Свой невидимый дом, который ты носишь на себе, только поначалу кажется тяжелым. Время спустя самое тяжелое – это выйти из него.

Егор подхватил щегольскую сумку, взял ключи от машины и вышел из своей стометровой студии в 27-этажной новостройке, надежно подпирающей небо.

Бегло глянул в телефон, равнодушно скользнув глазами по стройным рядам женских вызовов с пестрым созвездием простых и сложных имен.

Одиннадцать только от Ленки. Все так же напориста, как дьявол. Вкручивает себя, словно лампочка, в его жизнь, ни на секунду не теряя патологичной убежденности в том, что если делать что-то с одержимой маниакальностью, то нужный результат не заставит себя ждать.

– А вот тут ты сильно ошибаешься, детка, – азартно пробормотал Егор, хмыкнув про себя в странной смеси удовольствия и раздражения.

Женщин было много. Больше, чем нужно. Хотя что значит «нужно»? Не нужно вообще – в том смысле, в котором они этого хотят, исподволь, а то и совершенно откровенно продвигая свои брачные идеи.

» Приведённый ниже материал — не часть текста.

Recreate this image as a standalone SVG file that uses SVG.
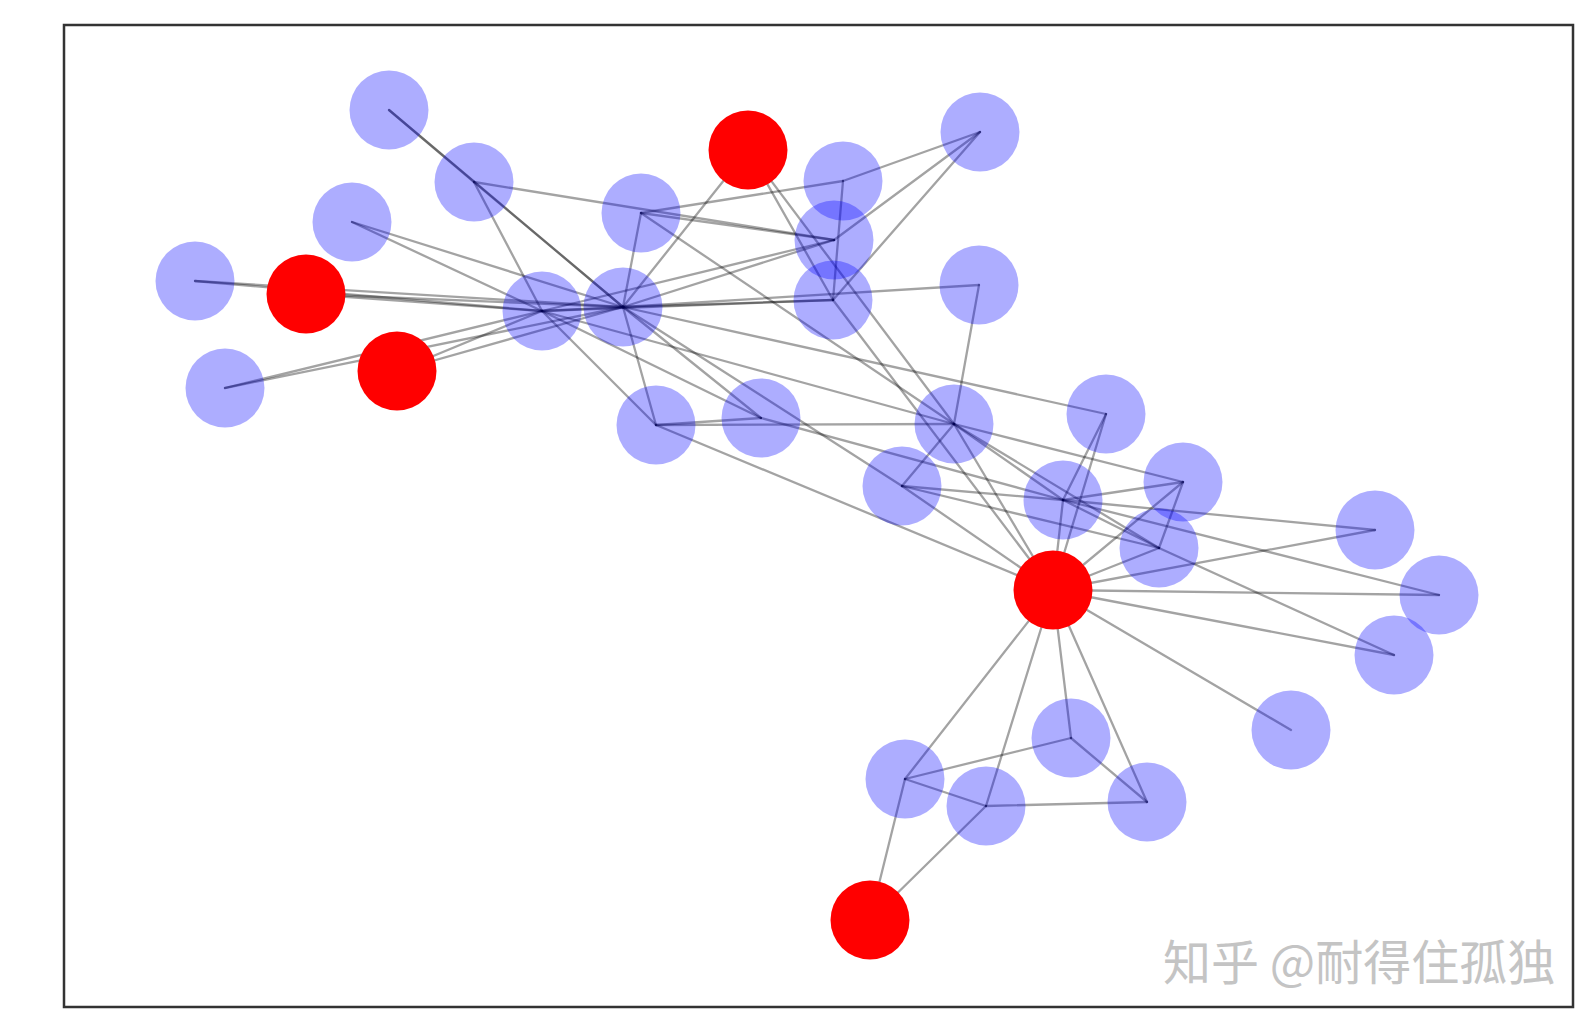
<svg xmlns="http://www.w3.org/2000/svg" width="1591" height="1025" viewBox="0 0 1591 1025">
<style>
.e line{stroke:#000;stroke-opacity:0.36;stroke-width:2.3;stroke-linecap:round}
.b{fill:#0000ff;fill-opacity:0.32}
.r{fill:#ff0000}
.wm{font-family:"Noto Sans CJK SC","Liberation Sans",sans-serif;font-size:48px;fill:#c4c4c4}
</style>
<rect x="0" y="0" width="1591" height="1025" fill="#fff"/>
<rect x="64" y="25" width="1509" height="982" fill="none" stroke="#333" stroke-width="2.5"/>
<g id="edges" class="e">
<line x1="1053" y1="590" x2="1063" y2="500"/>
<line x1="1053" y1="590" x2="954" y2="424"/>
<line x1="1053" y1="590" x2="1159" y2="548"/>
<line x1="1053" y1="590" x2="1147" y2="802"/>
<line x1="1053" y1="590" x2="905" y2="779"/>
<line x1="1053" y1="590" x2="986" y2="806"/>
<line x1="1053" y1="590" x2="1183" y2="482"/>
<line x1="1053" y1="590" x2="656" y2="425"/>
<line x1="1053" y1="590" x2="1071" y2="738"/>
<line x1="1053" y1="590" x2="1291" y2="730"/>
<line x1="1053" y1="590" x2="1394" y2="655"/>
<line x1="1053" y1="590" x2="902" y2="486"/>
<line x1="1053" y1="590" x2="1375" y2="530"/>
<line x1="1053" y1="590" x2="1106" y2="414"/>
<line x1="1053" y1="590" x2="1439" y2="595"/>
<line x1="1053" y1="590" x2="833" y2="300"/>
<line x1="1063" y1="500" x2="954" y2="424"/>
<line x1="1063" y1="500" x2="1159" y2="548"/>
<line x1="1063" y1="500" x2="1183" y2="482"/>
<line x1="1063" y1="500" x2="902" y2="486"/>
<line x1="1063" y1="500" x2="1375" y2="530"/>
<line x1="1063" y1="500" x2="1106" y2="414"/>
<line x1="1063" y1="500" x2="1439" y2="595"/>
<line x1="1063" y1="500" x2="761" y2="418"/>
<line x1="954" y1="424" x2="1159" y2="548"/>
<line x1="954" y1="424" x2="1183" y2="482"/>
<line x1="954" y1="424" x2="656" y2="425"/>
<line x1="954" y1="424" x2="979" y2="285"/>
<line x1="954" y1="424" x2="902" y2="486"/>
<line x1="954" y1="424" x2="641" y2="213"/>
<line x1="954" y1="424" x2="748" y2="150"/>
<line x1="954" y1="424" x2="542" y2="311"/>
<line x1="1159" y1="548" x2="1183" y2="482"/>
<line x1="1159" y1="548" x2="1394" y2="655"/>
<line x1="1159" y1="548" x2="902" y2="486"/>
<line x1="1147" y1="802" x2="986" y2="806"/>
<line x1="1147" y1="802" x2="1071" y2="738"/>
<line x1="905" y1="779" x2="986" y2="806"/>
<line x1="905" y1="779" x2="1071" y2="738"/>
<line x1="905" y1="779" x2="870" y2="920"/>
<line x1="986" y1="806" x2="870" y2="920"/>
<line x1="656" y1="425" x2="761" y2="418"/>
<line x1="656" y1="425" x2="542" y2="311"/>
<line x1="656" y1="425" x2="623" y2="307"/>
<line x1="979" y1="285" x2="623" y2="307"/>
<line x1="902" y1="486" x2="623" y2="307"/>
<line x1="352" y1="222" x2="542" y2="311"/>
<line x1="352" y1="222" x2="623" y2="307"/>
<line x1="195" y1="281" x2="542" y2="311"/>
<line x1="195" y1="281" x2="623" y2="307"/>
<line x1="306" y1="294" x2="542" y2="311"/>
<line x1="306" y1="294" x2="623" y2="307"/>
<line x1="1106" y1="414" x2="623" y2="307"/>
<line x1="225" y1="388" x2="542" y2="311"/>
<line x1="225" y1="388" x2="623" y2="307"/>
<line x1="397" y1="371" x2="542" y2="311"/>
<line x1="397" y1="371" x2="623" y2="307"/>
<line x1="834" y1="240" x2="980" y2="132"/>
<line x1="834" y1="240" x2="641" y2="213"/>
<line x1="834" y1="240" x2="474" y2="182"/>
<line x1="834" y1="240" x2="542" y2="311"/>
<line x1="834" y1="240" x2="623" y2="307"/>
<line x1="843" y1="181" x2="980" y2="132"/>
<line x1="843" y1="181" x2="641" y2="213"/>
<line x1="843" y1="181" x2="833" y2="300"/>
<line x1="980" y1="132" x2="833" y2="300"/>
<line x1="389" y1="110" x2="474" y2="182"/>
<line x1="389" y1="110" x2="623" y2="307"/>
<line x1="641" y1="213" x2="623" y2="307"/>
<line x1="748" y1="150" x2="833" y2="300"/>
<line x1="748" y1="150" x2="623" y2="307"/>
<line x1="474" y1="182" x2="542" y2="311"/>
<line x1="474" y1="182" x2="623" y2="307"/>
<line x1="761" y1="418" x2="542" y2="311"/>
<line x1="761" y1="418" x2="623" y2="307"/>
<line x1="833" y1="300" x2="542" y2="311"/>
<line x1="833" y1="300" x2="623" y2="307"/>
<line x1="542" y1="311" x2="623" y2="307"/>
</g>
<g id="nodes">
<g id="n0"><circle class="r" cx="1053" cy="590" r="39.5"/></g>
<g id="n1"><circle class="b" cx="1063" cy="500" r="39.5"/></g>
<g id="n2"><circle class="b" cx="954" cy="424" r="39.5"/></g>
<g id="n3"><circle class="b" cx="1159" cy="548" r="39.5"/></g>
<g id="n4"><circle class="b" cx="1147" cy="802" r="39.5"/></g>
<g id="n5"><circle class="b" cx="905" cy="779" r="39.5"/></g>
<g id="n6"><circle class="b" cx="986" cy="806" r="39.5"/></g>
<g id="n7"><circle class="b" cx="1183" cy="482" r="39.5"/></g>
<g id="n8"><circle class="b" cx="656" cy="425" r="39.5"/></g>
<g id="n9"><circle class="b" cx="979" cy="285" r="39.5"/></g>
<g id="n10"><circle class="b" cx="1071" cy="738" r="39.5"/></g>
<g id="n11"><circle class="b" cx="1291" cy="730" r="39.5"/></g>
<g id="n12"><circle class="b" cx="1394" cy="655" r="39.5"/></g>
<g id="n13"><circle class="b" cx="902" cy="486" r="39.5"/></g>
<g id="n14"><circle class="b" cx="352" cy="222" r="39.5"/></g>
<g id="n15"><circle class="b" cx="195" cy="281" r="39.5"/></g>
<g id="n16"><circle class="r" cx="870" cy="920" r="39.5"/></g>
<g id="n17"><circle class="b" cx="1375" cy="530" r="39.5"/></g>
<g id="n18"><circle class="r" cx="306" cy="294" r="39.5"/></g>
<g id="n19"><circle class="b" cx="1106" cy="414" r="39.5"/></g>
<g id="n20"><circle class="b" cx="225" cy="388" r="39.5"/></g>
<g id="n21"><circle class="b" cx="1439" cy="595" r="39.5"/></g>
<g id="n22"><circle class="r" cx="397" cy="371" r="39.5"/></g>
<g id="n23"><circle class="b" cx="834" cy="240" r="39.5"/></g>
<g id="n24"><circle class="b" cx="843" cy="181" r="39.5"/></g>
<g id="n25"><circle class="b" cx="980" cy="132" r="39.5"/></g>
<g id="n26"><circle class="b" cx="389" cy="110" r="39.5"/></g>
<g id="n27"><circle class="b" cx="641" cy="213" r="39.5"/></g>
<g id="n28"><circle class="r" cx="748" cy="150" r="39.5"/></g>
<g id="n29"><circle class="b" cx="474" cy="182" r="39.5"/></g>
<g id="n30"><circle class="b" cx="761" cy="418" r="39.5"/></g>
<g id="n31"><circle class="b" cx="833" cy="300" r="39.5"/></g>
<g id="n32"><circle class="b" cx="542" cy="311" r="39.5"/></g>
<g id="n33"><circle class="b" cx="623" cy="307" r="39.5"/></g>
</g>
<text class="wm" x="1163" y="980">知乎 @耐得住孤独</text>
</svg>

Брак точно не для него. Да что там брак, даже жить он ни с кем не имеет ни малейшего желания. Терпеть женщину в быту – извините. Не в том даже дело, что все они отъявленные поросята, не умеющие как следует отмыть хрустальные бокалы и протереть их льняным полотенцем, – а слишком уж вездесущие, лезущие повсюду любопытным носом.

Егор вспомнил, как одна из недавних, возомнив себя, должно быть, романтичной киногероиней, влезла с утра после душа в его отглаженную до хруста белоснежную рубашку от Томаса Болдуина.

Вот честно, убил бы!

Нет, нет, нет. Не нужна никакая забота, он не безрукий, всему научился давно и окончательно.